AIM OF THE EXERCISE: Extract the full listing verbatim and drop any pictures from your copy.

DATA SHOWN:
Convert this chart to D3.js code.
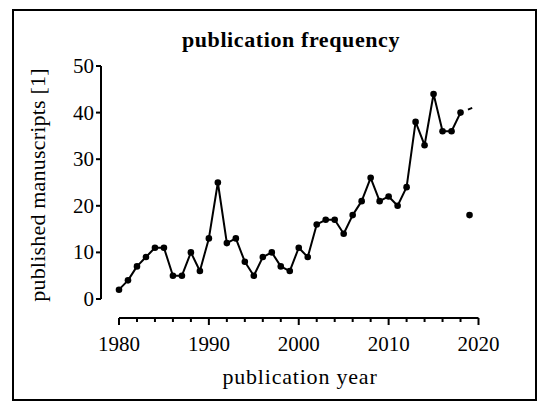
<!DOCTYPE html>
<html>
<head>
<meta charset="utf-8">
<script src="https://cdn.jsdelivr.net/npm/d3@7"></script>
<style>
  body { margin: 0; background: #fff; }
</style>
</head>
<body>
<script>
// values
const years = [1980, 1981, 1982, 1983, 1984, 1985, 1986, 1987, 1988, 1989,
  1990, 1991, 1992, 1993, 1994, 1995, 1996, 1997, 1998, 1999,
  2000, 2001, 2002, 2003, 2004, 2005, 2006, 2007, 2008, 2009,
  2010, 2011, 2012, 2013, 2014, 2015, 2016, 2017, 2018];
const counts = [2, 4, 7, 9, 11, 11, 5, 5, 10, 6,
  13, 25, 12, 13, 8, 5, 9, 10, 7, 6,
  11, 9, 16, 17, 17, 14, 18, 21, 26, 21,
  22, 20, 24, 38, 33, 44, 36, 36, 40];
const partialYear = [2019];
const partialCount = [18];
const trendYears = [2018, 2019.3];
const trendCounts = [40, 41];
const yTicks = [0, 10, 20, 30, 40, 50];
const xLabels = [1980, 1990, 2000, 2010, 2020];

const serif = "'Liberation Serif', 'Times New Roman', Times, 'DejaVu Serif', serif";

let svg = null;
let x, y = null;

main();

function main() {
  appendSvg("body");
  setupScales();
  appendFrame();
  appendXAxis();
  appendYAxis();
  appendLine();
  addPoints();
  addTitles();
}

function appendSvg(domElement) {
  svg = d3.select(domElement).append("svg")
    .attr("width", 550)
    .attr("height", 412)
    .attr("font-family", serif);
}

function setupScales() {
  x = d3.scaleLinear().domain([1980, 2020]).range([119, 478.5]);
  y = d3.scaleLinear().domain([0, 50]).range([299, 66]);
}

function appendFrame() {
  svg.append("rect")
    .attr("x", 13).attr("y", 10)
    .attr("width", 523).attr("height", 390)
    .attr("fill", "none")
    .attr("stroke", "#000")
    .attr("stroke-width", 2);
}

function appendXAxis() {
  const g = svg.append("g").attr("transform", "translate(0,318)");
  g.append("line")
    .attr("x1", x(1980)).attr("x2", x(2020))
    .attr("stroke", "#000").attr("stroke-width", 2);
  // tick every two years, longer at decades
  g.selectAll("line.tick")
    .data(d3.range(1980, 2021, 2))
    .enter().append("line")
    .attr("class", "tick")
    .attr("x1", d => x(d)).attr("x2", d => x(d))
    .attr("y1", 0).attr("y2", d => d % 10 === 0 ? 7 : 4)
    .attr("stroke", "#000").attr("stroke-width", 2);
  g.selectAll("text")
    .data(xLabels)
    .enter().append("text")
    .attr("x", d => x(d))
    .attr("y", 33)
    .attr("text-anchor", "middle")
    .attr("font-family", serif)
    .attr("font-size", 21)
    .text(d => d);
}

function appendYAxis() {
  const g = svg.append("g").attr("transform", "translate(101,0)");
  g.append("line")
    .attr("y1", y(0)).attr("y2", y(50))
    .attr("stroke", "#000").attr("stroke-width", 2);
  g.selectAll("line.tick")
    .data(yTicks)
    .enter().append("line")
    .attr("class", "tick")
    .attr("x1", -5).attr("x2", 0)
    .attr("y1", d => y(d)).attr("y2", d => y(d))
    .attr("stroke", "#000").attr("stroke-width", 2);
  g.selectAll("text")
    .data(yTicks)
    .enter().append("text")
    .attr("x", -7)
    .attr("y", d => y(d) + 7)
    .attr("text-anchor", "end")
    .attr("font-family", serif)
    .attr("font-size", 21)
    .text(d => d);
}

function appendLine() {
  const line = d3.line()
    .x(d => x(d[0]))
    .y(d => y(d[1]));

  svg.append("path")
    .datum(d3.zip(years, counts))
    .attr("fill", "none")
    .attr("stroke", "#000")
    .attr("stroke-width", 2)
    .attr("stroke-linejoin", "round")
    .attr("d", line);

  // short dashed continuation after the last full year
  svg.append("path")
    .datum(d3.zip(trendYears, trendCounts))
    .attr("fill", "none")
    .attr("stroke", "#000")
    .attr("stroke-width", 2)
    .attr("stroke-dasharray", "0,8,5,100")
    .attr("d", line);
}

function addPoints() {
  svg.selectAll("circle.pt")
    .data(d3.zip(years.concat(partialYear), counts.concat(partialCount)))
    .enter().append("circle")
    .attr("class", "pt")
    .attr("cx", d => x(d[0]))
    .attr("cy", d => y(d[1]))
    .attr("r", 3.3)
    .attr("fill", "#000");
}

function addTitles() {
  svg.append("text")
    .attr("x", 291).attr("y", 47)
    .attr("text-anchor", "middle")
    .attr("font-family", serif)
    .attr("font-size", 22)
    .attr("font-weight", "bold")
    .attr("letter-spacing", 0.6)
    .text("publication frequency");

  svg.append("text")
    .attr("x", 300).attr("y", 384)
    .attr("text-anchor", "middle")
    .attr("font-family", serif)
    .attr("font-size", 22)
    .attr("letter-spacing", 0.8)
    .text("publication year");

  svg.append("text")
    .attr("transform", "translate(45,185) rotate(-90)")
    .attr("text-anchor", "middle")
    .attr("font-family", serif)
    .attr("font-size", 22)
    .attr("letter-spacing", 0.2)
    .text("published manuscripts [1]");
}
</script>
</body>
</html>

TASK SOLUTION:
Convert this chart to D3.js code.
<!DOCTYPE html>
<html>
<head>
<meta charset="utf-8">
<script src="https://cdn.jsdelivr.net/npm/d3@7"></script>
<style>
  body { margin: 0; background: #fff; }
</style>
</head>
<body>
<script>
// values
const years = [1980, 1981, 1982, 1983, 1984, 1985, 1986, 1987, 1988, 1989,
  1990, 1991, 1992, 1993, 1994, 1995, 1996, 1997, 1998, 1999,
  2000, 2001, 2002, 2003, 2004, 2005, 2006, 2007, 2008, 2009,
  2010, 2011, 2012, 2013, 2014, 2015, 2016, 2017, 2018];
const counts = [2, 4, 7, 9, 11, 11, 5, 5, 10, 6,
  13, 25, 12, 13, 8, 5, 9, 10, 7, 6,
  11, 9, 16, 17, 17, 14, 18, 21, 26, 21,
  22, 20, 24, 38, 33, 44, 36, 36, 40];
const partialYear = [2019];
const partialCount = [18];
const trendYears = [2018, 2019.3];
const trendCounts = [40, 41];
const yTicks = [0, 10, 20, 30, 40, 50];
const xLabels = [1980, 1990, 2000, 2010, 2020];

const serif = "'Liberation Serif', 'Times New Roman', Times, 'DejaVu Serif', serif";

let svg = null;
let x, y = null;

main();

function main() {
  appendSvg("body");
  setupScales();
  appendFrame();
  appendXAxis();
  appendYAxis();
  appendLine();
  addPoints();
  addTitles();
}

function appendSvg(domElement) {
  svg = d3.select(domElement).append("svg")
    .attr("width", 550)
    .attr("height", 412)
    .attr("font-family", serif);
}

function setupScales() {
  x = d3.scaleLinear().domain([1980, 2020]).range([119, 478.5]);
  y = d3.scaleLinear().domain([0, 50]).range([299, 66]);
}

function appendFrame() {
  svg.append("rect")
    .attr("x", 13).attr("y", 10)
    .attr("width", 523).attr("height", 390)
    .attr("fill", "none")
    .attr("stroke", "#000")
    .attr("stroke-width", 2);
}

function appendXAxis() {
  const g = svg.append("g").attr("transform", "translate(0,318)");
  g.append("line")
    .attr("x1", x(1980)).attr("x2", x(2020))
    .attr("stroke", "#000").attr("stroke-width", 2);
  // tick every two years, longer at decades
  g.selectAll("line.tick")
    .data(d3.range(1980, 2021, 2))
    .enter().append("line")
    .attr("class", "tick")
    .attr("x1", d => x(d)).attr("x2", d => x(d))
    .attr("y1", 0).attr("y2", d => d % 10 === 0 ? 7 : 4)
    .attr("stroke", "#000").attr("stroke-width", 2);
  g.selectAll("text")
    .data(xLabels)
    .enter().append("text")
    .attr("x", d => x(d))
    .attr("y", 33)
    .attr("text-anchor", "middle")
    .attr("font-family", serif)
    .attr("font-size", 21)
    .text(d => d);
}

function appendYAxis() {
  const g = svg.append("g").attr("transform", "translate(101,0)");
  g.append("line")
    .attr("y1", y(0)).attr("y2", y(50))
    .attr("stroke", "#000").attr("stroke-width", 2);
  g.selectAll("line.tick")
    .data(yTicks)
    .enter().append("line")
    .attr("class", "tick")
    .attr("x1", -5).attr("x2", 0)
    .attr("y1", d => y(d)).attr("y2", d => y(d))
    .attr("stroke", "#000").attr("stroke-width", 2);
  g.selectAll("text")
    .data(yTicks)
    .enter().append("text")
    .attr("x", -7)
    .attr("y", d => y(d) + 7)
    .attr("text-anchor", "end")
    .attr("font-family", serif)
    .attr("font-size", 21)
    .text(d => d);
}

function appendLine() {
  const line = d3.line()
    .x(d => x(d[0]))
    .y(d => y(d[1]));

  svg.append("path")
    .datum(d3.zip(years, counts))
    .attr("fill", "none")
    .attr("stroke", "#000")
    .attr("stroke-width", 2)
    .attr("stroke-linejoin", "round")
    .attr("d", line);

  // short dashed continuation after the last full year
  svg.append("path")
    .datum(d3.zip(trendYears, trendCounts))
    .attr("fill", "none")
    .attr("stroke", "#000")
    .attr("stroke-width", 2)
    .attr("stroke-dasharray", "0,8,5,100")
    .attr("d", line);
}

function addPoints() {
  svg.selectAll("circle.pt")
    .data(d3.zip(years.concat(partialYear), counts.concat(partialCount)))
    .enter().append("circle")
    .attr("class", "pt")
    .attr("cx", d => x(d[0]))
    .attr("cy", d => y(d[1]))
    .attr("r", 3.3)
    .attr("fill", "#000");
}

function addTitles() {
  svg.append("text")
    .attr("x", 291).attr("y", 47)
    .attr("text-anchor", "middle")
    .attr("font-family", serif)
    .attr("font-size", 22)
    .attr("font-weight", "bold")
    .attr("letter-spacing", 0.6)
    .text("publication frequency");

  svg.append("text")
    .attr("x", 300).attr("y", 384)
    .attr("text-anchor", "middle")
    .attr("font-family", serif)
    .attr("font-size", 22)
    .attr("letter-spacing", 0.8)
    .text("publication year");

  svg.append("text")
    .attr("transform", "translate(45,185) rotate(-90)")
    .attr("text-anchor", "middle")
    .attr("font-family", serif)
    .attr("font-size", 22)
    .attr("letter-spacing", 0.2)
    .text("published manuscripts [1]");
}
</script>
</body>
</html>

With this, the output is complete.